→ Task description:
Transcribe everything in the data word for word. Pictures are left out.

++++

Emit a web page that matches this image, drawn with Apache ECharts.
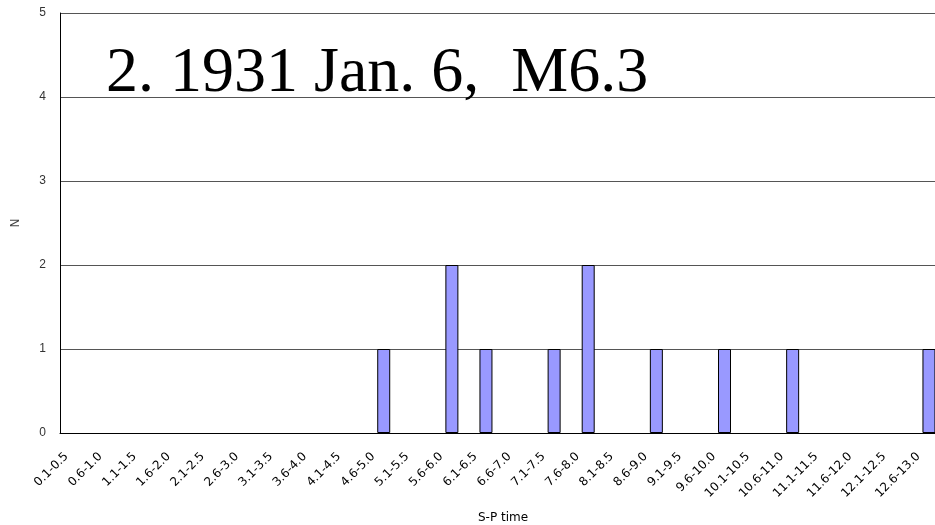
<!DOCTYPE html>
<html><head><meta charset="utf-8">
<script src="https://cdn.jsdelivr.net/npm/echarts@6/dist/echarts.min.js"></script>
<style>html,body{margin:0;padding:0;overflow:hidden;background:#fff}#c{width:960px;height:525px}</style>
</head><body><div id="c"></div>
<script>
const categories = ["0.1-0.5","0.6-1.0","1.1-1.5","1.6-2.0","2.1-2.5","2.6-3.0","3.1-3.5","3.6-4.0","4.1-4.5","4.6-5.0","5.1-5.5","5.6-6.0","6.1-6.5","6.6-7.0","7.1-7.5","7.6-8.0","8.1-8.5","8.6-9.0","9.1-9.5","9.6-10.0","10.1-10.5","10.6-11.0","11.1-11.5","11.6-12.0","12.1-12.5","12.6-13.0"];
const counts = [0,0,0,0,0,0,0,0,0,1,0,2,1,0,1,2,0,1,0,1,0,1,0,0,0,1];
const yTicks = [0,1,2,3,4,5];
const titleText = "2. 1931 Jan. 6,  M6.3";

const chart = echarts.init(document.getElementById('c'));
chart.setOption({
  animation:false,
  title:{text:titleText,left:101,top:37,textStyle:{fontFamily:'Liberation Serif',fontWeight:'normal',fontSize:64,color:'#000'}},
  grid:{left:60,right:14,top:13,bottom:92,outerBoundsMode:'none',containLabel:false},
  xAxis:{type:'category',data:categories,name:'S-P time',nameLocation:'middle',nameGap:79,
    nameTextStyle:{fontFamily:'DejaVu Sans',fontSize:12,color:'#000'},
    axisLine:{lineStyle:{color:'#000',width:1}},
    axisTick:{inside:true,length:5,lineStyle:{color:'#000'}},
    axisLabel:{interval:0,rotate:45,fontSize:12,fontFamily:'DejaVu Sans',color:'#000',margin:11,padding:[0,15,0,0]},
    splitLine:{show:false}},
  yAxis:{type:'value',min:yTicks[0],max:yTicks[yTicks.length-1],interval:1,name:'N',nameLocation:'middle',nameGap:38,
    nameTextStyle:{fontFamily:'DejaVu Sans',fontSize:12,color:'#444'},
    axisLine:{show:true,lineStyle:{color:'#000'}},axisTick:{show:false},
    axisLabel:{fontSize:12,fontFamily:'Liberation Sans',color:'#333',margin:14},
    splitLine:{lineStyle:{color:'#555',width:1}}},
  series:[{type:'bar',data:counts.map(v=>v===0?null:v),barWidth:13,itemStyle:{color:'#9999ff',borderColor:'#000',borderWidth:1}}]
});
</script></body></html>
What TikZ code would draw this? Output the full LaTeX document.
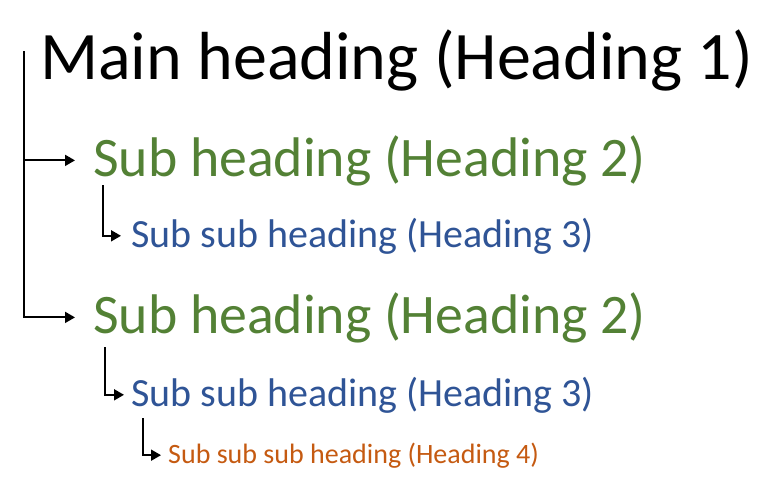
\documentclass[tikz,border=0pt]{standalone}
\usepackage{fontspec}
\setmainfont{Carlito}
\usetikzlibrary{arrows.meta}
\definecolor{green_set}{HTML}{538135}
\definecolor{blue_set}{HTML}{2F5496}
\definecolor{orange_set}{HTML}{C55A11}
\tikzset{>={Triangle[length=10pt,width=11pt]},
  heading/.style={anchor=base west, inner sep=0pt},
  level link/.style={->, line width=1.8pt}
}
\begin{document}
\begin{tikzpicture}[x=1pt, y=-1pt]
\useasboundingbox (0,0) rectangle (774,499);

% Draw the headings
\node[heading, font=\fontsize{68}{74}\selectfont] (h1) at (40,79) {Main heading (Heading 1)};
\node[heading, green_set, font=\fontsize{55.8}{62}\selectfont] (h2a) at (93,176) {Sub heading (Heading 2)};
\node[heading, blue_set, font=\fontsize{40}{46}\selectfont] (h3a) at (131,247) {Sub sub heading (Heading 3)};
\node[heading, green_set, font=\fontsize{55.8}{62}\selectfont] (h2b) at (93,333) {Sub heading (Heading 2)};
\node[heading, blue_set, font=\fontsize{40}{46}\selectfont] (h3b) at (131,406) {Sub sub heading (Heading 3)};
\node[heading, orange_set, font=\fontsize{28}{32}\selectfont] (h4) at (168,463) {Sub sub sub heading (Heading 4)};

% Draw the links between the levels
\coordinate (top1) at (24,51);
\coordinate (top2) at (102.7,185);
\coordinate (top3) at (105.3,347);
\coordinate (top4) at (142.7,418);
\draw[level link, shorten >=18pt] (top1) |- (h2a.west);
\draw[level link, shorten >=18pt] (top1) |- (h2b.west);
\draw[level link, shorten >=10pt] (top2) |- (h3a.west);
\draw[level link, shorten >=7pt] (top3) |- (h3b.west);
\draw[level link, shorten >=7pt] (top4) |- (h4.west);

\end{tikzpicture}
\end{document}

++++

→ Solution to the problem:
Emit a web page that matches this image, drawn with Apache ECharts.
<!DOCTYPE html>
<html><head><meta charset="utf-8">
<script src="https://cdn.jsdelivr.net/npm/echarts@6/dist/echarts.min.js"></script>
<style>html,body{margin:0;padding:0;overflow:hidden;background:#fff}#c{width:960px;height:525px}</style>
</head><body><div id="c"></div>
<script>
const categories = ["0.1-0.5","0.6-1.0","1.1-1.5","1.6-2.0","2.1-2.5","2.6-3.0","3.1-3.5","3.6-4.0","4.1-4.5","4.6-5.0","5.1-5.5","5.6-6.0","6.1-6.5","6.6-7.0","7.1-7.5","7.6-8.0","8.1-8.5","8.6-9.0","9.1-9.5","9.6-10.0","10.1-10.5","10.6-11.0","11.1-11.5","11.6-12.0","12.1-12.5","12.6-13.0"];
const counts = [0,0,0,0,0,0,0,0,0,1,0,2,1,0,1,2,0,1,0,1,0,1,0,0,0,1];
const yTicks = [0,1,2,3,4,5];
const titleText = "2. 1931 Jan. 6,  M6.3";

const chart = echarts.init(document.getElementById('c'));
chart.setOption({
  animation:false,
  title:{text:titleText,left:101,top:37,textStyle:{fontFamily:'Liberation Serif',fontWeight:'normal',fontSize:64,color:'#000'}},
  grid:{left:60,right:14,top:13,bottom:92,outerBoundsMode:'none',containLabel:false},
  xAxis:{type:'category',data:categories,name:'S-P time',nameLocation:'middle',nameGap:79,
    nameTextStyle:{fontFamily:'DejaVu Sans',fontSize:12,color:'#000'},
    axisLine:{lineStyle:{color:'#000',width:1}},
    axisTick:{inside:true,length:5,lineStyle:{color:'#000'}},
    axisLabel:{interval:0,rotate:45,fontSize:12,fontFamily:'DejaVu Sans',color:'#000',margin:11,padding:[0,15,0,0]},
    splitLine:{show:false}},
  yAxis:{type:'value',min:yTicks[0],max:yTicks[yTicks.length-1],interval:1,name:'N',nameLocation:'middle',nameGap:38,
    nameTextStyle:{fontFamily:'DejaVu Sans',fontSize:12,color:'#444'},
    axisLine:{show:true,lineStyle:{color:'#000'}},axisTick:{show:false},
    axisLabel:{fontSize:12,fontFamily:'Liberation Sans',color:'#333',margin:14},
    splitLine:{lineStyle:{color:'#555',width:1}}},
  series:[{type:'bar',data:counts.map(v=>v===0?null:v),barWidth:13,itemStyle:{color:'#9999ff',borderColor:'#000',borderWidth:1}}]
});
</script></body></html>
What TikZ code would draw this? Output the full LaTeX document.
\documentclass[tikz,border=0pt]{standalone}
\usepackage{fontspec}
\setmainfont{Carlito}
\usetikzlibrary{arrows.meta}
\definecolor{green_set}{HTML}{538135}
\definecolor{blue_set}{HTML}{2F5496}
\definecolor{orange_set}{HTML}{C55A11}
\tikzset{>={Triangle[length=10pt,width=11pt]},
  heading/.style={anchor=base west, inner sep=0pt},
  level link/.style={->, line width=1.8pt}
}
\begin{document}
\begin{tikzpicture}[x=1pt, y=-1pt]
\useasboundingbox (0,0) rectangle (774,499);

% Draw the headings
\node[heading, font=\fontsize{68}{74}\selectfont] (h1) at (40,79) {Main heading (Heading 1)};
\node[heading, green_set, font=\fontsize{55.8}{62}\selectfont] (h2a) at (93,176) {Sub heading (Heading 2)};
\node[heading, blue_set, font=\fontsize{40}{46}\selectfont] (h3a) at (131,247) {Sub sub heading (Heading 3)};
\node[heading, green_set, font=\fontsize{55.8}{62}\selectfont] (h2b) at (93,333) {Sub heading (Heading 2)};
\node[heading, blue_set, font=\fontsize{40}{46}\selectfont] (h3b) at (131,406) {Sub sub heading (Heading 3)};
\node[heading, orange_set, font=\fontsize{28}{32}\selectfont] (h4) at (168,463) {Sub sub sub heading (Heading 4)};

% Draw the links between the levels
\coordinate (top1) at (24,51);
\coordinate (top2) at (102.7,185);
\coordinate (top3) at (105.3,347);
\coordinate (top4) at (142.7,418);
\draw[level link, shorten >=18pt] (top1) |- (h2a.west);
\draw[level link, shorten >=18pt] (top1) |- (h2b.west);
\draw[level link, shorten >=10pt] (top2) |- (h3a.west);
\draw[level link, shorten >=7pt] (top3) |- (h3b.west);
\draw[level link, shorten >=7pt] (top4) |- (h4.west);

\end{tikzpicture}
\end{document}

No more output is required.